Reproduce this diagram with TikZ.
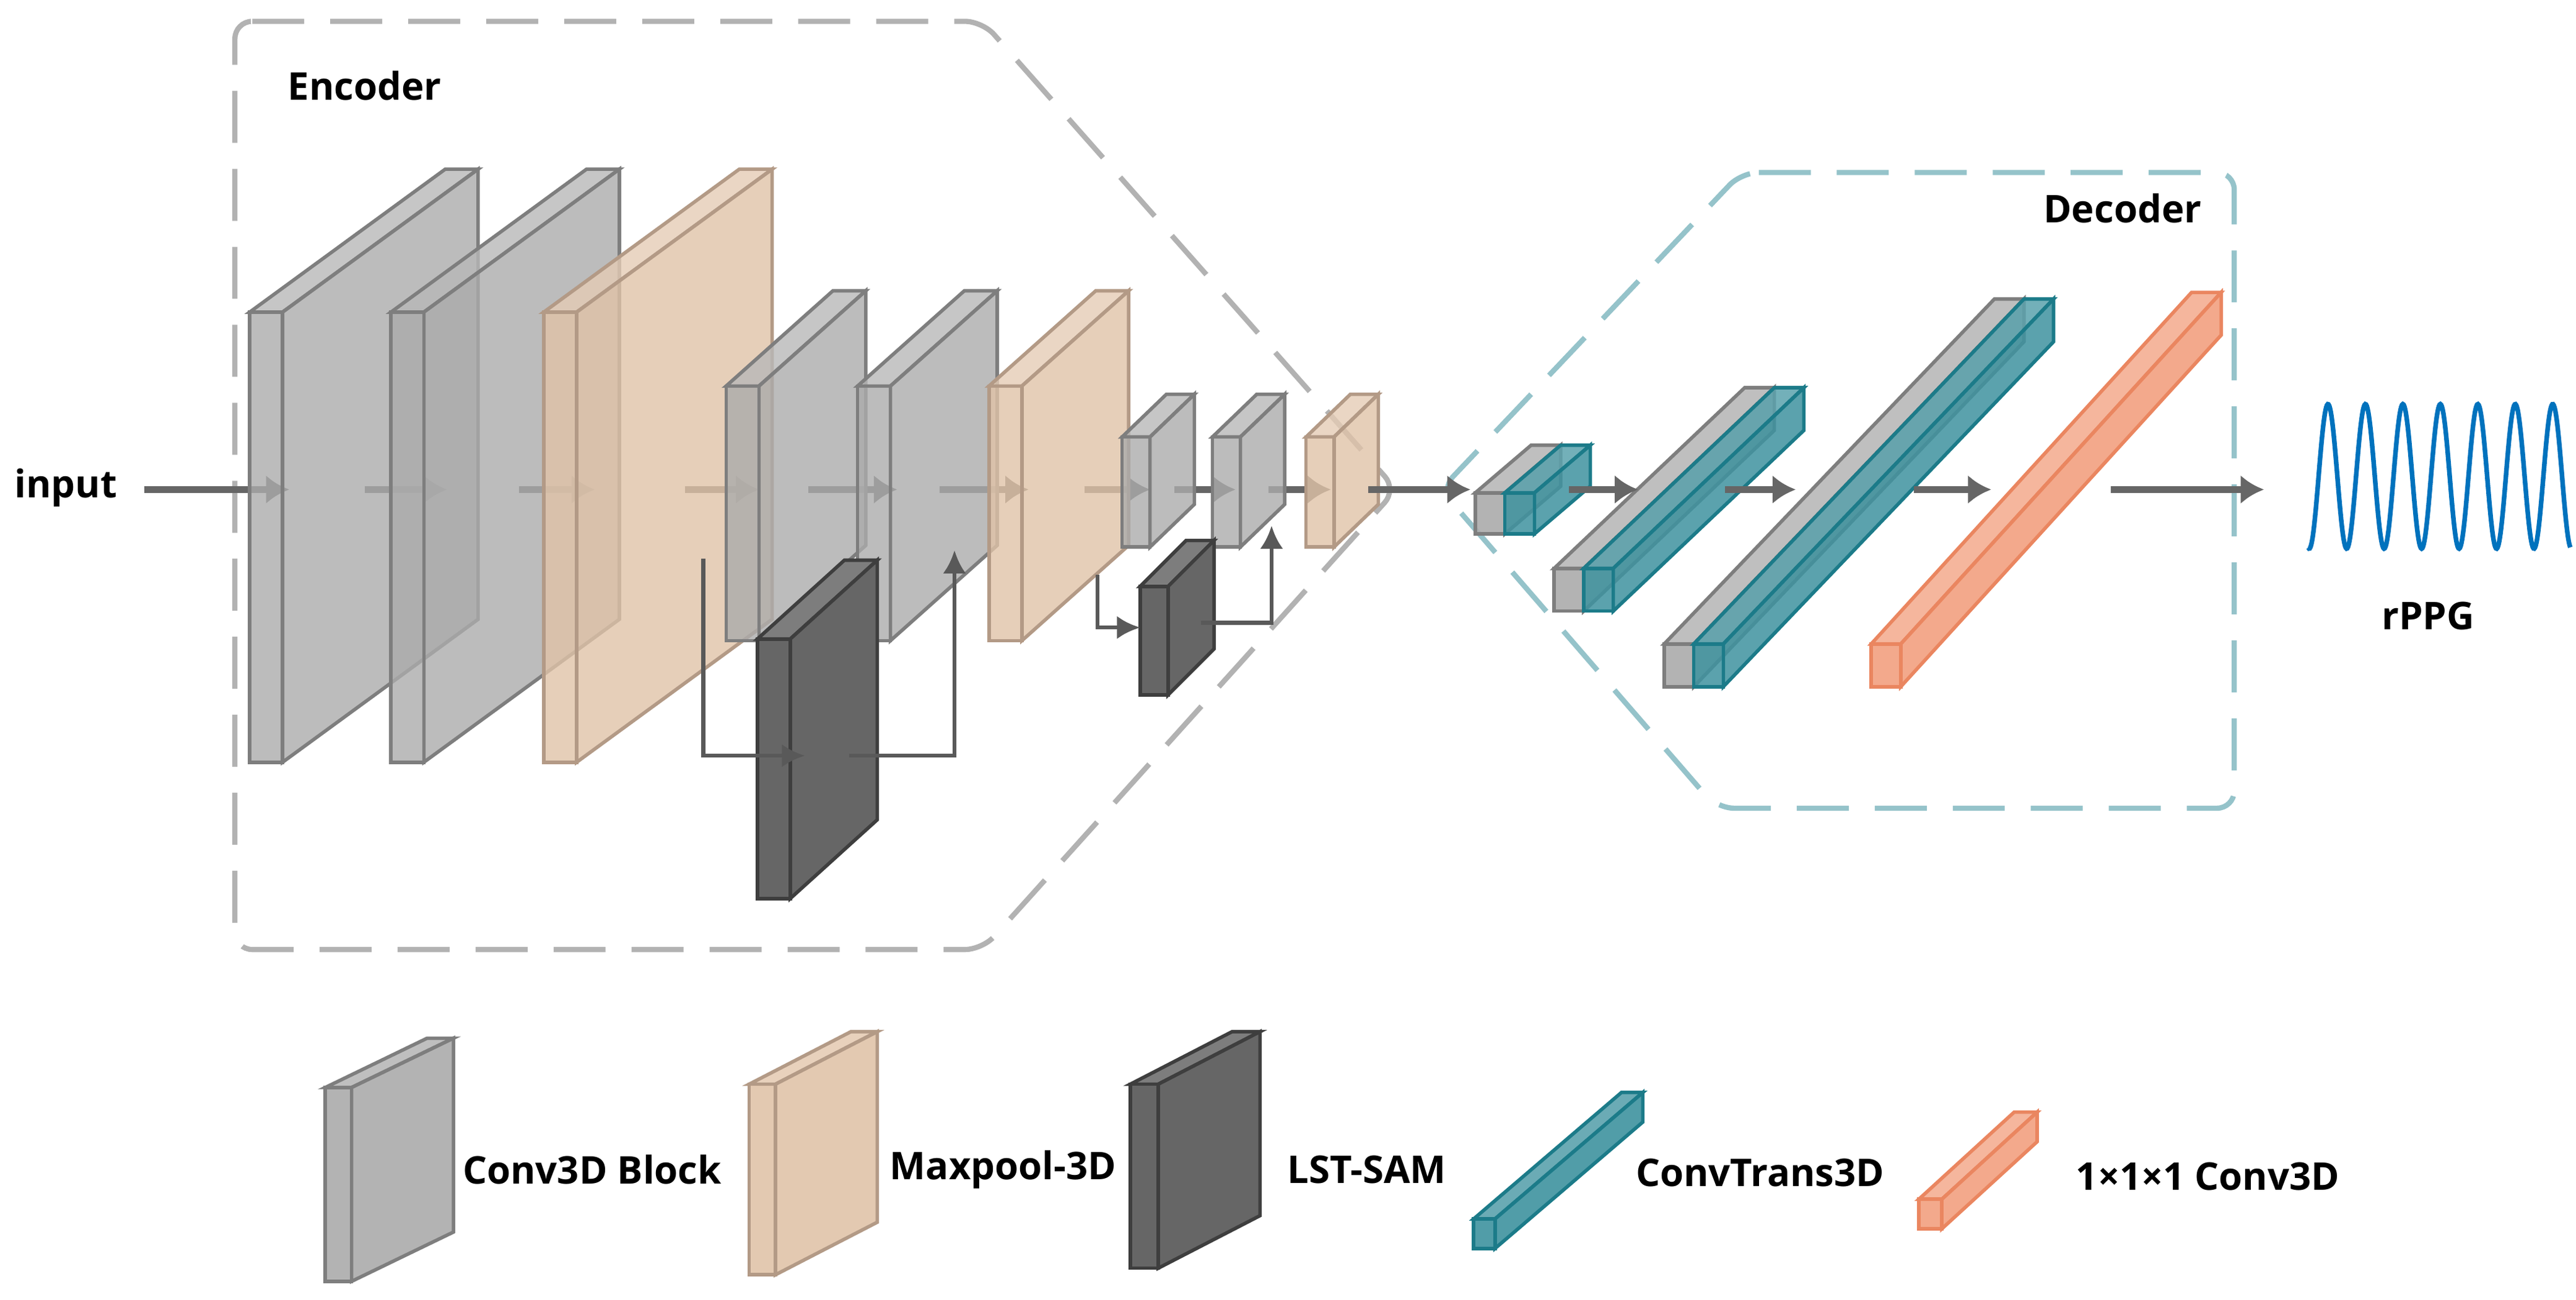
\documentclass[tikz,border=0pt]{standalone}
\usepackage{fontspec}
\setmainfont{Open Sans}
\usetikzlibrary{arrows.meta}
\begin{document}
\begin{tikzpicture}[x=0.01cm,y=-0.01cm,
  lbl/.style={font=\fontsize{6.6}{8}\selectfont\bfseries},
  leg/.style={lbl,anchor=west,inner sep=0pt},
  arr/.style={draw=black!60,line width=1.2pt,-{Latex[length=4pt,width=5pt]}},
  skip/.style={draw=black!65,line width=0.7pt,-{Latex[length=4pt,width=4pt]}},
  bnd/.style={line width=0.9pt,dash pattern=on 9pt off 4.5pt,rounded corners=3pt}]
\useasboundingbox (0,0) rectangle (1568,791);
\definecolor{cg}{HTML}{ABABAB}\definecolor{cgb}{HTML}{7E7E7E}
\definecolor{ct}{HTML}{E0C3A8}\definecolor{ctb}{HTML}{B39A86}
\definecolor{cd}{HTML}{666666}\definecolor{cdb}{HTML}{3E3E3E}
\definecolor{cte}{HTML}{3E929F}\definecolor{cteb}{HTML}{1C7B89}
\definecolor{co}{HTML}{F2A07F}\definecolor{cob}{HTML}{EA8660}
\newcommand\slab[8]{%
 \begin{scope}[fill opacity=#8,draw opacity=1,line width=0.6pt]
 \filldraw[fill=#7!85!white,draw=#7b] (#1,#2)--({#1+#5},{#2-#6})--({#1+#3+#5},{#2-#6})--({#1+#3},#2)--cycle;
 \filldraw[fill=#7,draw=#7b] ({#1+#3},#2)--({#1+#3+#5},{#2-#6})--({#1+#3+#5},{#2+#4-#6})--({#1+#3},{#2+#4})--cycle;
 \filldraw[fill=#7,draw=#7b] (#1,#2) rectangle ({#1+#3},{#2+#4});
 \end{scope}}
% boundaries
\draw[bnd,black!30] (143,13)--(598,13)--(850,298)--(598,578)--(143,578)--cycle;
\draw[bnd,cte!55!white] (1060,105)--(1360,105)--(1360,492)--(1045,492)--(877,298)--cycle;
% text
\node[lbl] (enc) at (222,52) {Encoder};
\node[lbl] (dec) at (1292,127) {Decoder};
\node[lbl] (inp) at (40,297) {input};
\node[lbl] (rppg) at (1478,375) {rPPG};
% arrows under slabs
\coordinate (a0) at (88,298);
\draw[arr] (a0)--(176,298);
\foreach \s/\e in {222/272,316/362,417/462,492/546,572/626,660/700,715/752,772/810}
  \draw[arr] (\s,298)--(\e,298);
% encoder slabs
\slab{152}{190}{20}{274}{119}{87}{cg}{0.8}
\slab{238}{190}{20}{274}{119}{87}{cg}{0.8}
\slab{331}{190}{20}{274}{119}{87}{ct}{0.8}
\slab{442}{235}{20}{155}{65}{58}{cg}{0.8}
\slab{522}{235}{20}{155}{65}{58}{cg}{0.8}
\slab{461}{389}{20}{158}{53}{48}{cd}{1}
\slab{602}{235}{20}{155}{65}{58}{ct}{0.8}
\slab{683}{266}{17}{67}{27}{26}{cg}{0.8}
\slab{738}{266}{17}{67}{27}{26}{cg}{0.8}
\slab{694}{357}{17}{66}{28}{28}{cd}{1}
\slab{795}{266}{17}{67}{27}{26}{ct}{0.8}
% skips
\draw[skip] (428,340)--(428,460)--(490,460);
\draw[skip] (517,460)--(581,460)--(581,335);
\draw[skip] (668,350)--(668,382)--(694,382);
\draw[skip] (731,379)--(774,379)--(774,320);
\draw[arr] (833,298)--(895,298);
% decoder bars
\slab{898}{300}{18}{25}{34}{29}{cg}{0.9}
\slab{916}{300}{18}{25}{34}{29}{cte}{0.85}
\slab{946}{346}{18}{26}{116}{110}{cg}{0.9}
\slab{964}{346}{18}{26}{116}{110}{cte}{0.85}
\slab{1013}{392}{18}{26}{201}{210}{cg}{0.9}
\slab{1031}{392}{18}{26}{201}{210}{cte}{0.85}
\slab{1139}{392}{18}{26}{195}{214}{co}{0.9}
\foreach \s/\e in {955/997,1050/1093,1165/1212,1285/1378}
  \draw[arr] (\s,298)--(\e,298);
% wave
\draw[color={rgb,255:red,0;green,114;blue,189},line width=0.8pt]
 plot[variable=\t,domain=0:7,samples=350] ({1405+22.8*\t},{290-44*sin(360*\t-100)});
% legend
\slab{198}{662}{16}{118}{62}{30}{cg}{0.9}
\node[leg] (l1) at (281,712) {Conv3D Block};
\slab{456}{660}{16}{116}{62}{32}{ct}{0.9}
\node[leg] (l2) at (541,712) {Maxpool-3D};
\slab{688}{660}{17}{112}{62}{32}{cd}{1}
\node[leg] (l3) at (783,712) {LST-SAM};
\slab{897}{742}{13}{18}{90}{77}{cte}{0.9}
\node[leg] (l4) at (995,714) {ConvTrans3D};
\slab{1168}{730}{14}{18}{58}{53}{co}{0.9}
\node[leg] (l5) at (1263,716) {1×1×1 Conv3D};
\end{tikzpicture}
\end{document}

※ ※ ※

## Task objective
Reproduce the listing word for word and omit its pictures.

## Expected answer
Reproduce this diagram with TikZ.
\documentclass[tikz,border=0pt]{standalone}
\usepackage{fontspec}
\setmainfont{Open Sans}
\usetikzlibrary{arrows.meta}
\begin{document}
\begin{tikzpicture}[x=0.01cm,y=-0.01cm,
  lbl/.style={font=\fontsize{6.6}{8}\selectfont\bfseries},
  leg/.style={lbl,anchor=west,inner sep=0pt},
  arr/.style={draw=black!60,line width=1.2pt,-{Latex[length=4pt,width=5pt]}},
  skip/.style={draw=black!65,line width=0.7pt,-{Latex[length=4pt,width=4pt]}},
  bnd/.style={line width=0.9pt,dash pattern=on 9pt off 4.5pt,rounded corners=3pt}]
\useasboundingbox (0,0) rectangle (1568,791);
\definecolor{cg}{HTML}{ABABAB}\definecolor{cgb}{HTML}{7E7E7E}
\definecolor{ct}{HTML}{E0C3A8}\definecolor{ctb}{HTML}{B39A86}
\definecolor{cd}{HTML}{666666}\definecolor{cdb}{HTML}{3E3E3E}
\definecolor{cte}{HTML}{3E929F}\definecolor{cteb}{HTML}{1C7B89}
\definecolor{co}{HTML}{F2A07F}\definecolor{cob}{HTML}{EA8660}
\newcommand\slab[8]{%
 \begin{scope}[fill opacity=#8,draw opacity=1,line width=0.6pt]
 \filldraw[fill=#7!85!white,draw=#7b] (#1,#2)--({#1+#5},{#2-#6})--({#1+#3+#5},{#2-#6})--({#1+#3},#2)--cycle;
 \filldraw[fill=#7,draw=#7b] ({#1+#3},#2)--({#1+#3+#5},{#2-#6})--({#1+#3+#5},{#2+#4-#6})--({#1+#3},{#2+#4})--cycle;
 \filldraw[fill=#7,draw=#7b] (#1,#2) rectangle ({#1+#3},{#2+#4});
 \end{scope}}
% boundaries
\draw[bnd,black!30] (143,13)--(598,13)--(850,298)--(598,578)--(143,578)--cycle;
\draw[bnd,cte!55!white] (1060,105)--(1360,105)--(1360,492)--(1045,492)--(877,298)--cycle;
% text
\node[lbl] (enc) at (222,52) {Encoder};
\node[lbl] (dec) at (1292,127) {Decoder};
\node[lbl] (inp) at (40,297) {input};
\node[lbl] (rppg) at (1478,375) {rPPG};
% arrows under slabs
\coordinate (a0) at (88,298);
\draw[arr] (a0)--(176,298);
\foreach \s/\e in {222/272,316/362,417/462,492/546,572/626,660/700,715/752,772/810}
  \draw[arr] (\s,298)--(\e,298);
% encoder slabs
\slab{152}{190}{20}{274}{119}{87}{cg}{0.8}
\slab{238}{190}{20}{274}{119}{87}{cg}{0.8}
\slab{331}{190}{20}{274}{119}{87}{ct}{0.8}
\slab{442}{235}{20}{155}{65}{58}{cg}{0.8}
\slab{522}{235}{20}{155}{65}{58}{cg}{0.8}
\slab{461}{389}{20}{158}{53}{48}{cd}{1}
\slab{602}{235}{20}{155}{65}{58}{ct}{0.8}
\slab{683}{266}{17}{67}{27}{26}{cg}{0.8}
\slab{738}{266}{17}{67}{27}{26}{cg}{0.8}
\slab{694}{357}{17}{66}{28}{28}{cd}{1}
\slab{795}{266}{17}{67}{27}{26}{ct}{0.8}
% skips
\draw[skip] (428,340)--(428,460)--(490,460);
\draw[skip] (517,460)--(581,460)--(581,335);
\draw[skip] (668,350)--(668,382)--(694,382);
\draw[skip] (731,379)--(774,379)--(774,320);
\draw[arr] (833,298)--(895,298);
% decoder bars
\slab{898}{300}{18}{25}{34}{29}{cg}{0.9}
\slab{916}{300}{18}{25}{34}{29}{cte}{0.85}
\slab{946}{346}{18}{26}{116}{110}{cg}{0.9}
\slab{964}{346}{18}{26}{116}{110}{cte}{0.85}
\slab{1013}{392}{18}{26}{201}{210}{cg}{0.9}
\slab{1031}{392}{18}{26}{201}{210}{cte}{0.85}
\slab{1139}{392}{18}{26}{195}{214}{co}{0.9}
\foreach \s/\e in {955/997,1050/1093,1165/1212,1285/1378}
  \draw[arr] (\s,298)--(\e,298);
% wave
\draw[color={rgb,255:red,0;green,114;blue,189},line width=0.8pt]
 plot[variable=\t,domain=0:7,samples=350] ({1405+22.8*\t},{290-44*sin(360*\t-100)});
% legend
\slab{198}{662}{16}{118}{62}{30}{cg}{0.9}
\node[leg] (l1) at (281,712) {Conv3D Block};
\slab{456}{660}{16}{116}{62}{32}{ct}{0.9}
\node[leg] (l2) at (541,712) {Maxpool-3D};
\slab{688}{660}{17}{112}{62}{32}{cd}{1}
\node[leg] (l3) at (783,712) {LST-SAM};
\slab{897}{742}{13}{18}{90}{77}{cte}{0.9}
\node[leg] (l4) at (995,714) {ConvTrans3D};
\slab{1168}{730}{14}{18}{58}{53}{co}{0.9}
\node[leg] (l5) at (1263,716) {1×1×1 Conv3D};
\end{tikzpicture}
\end{document}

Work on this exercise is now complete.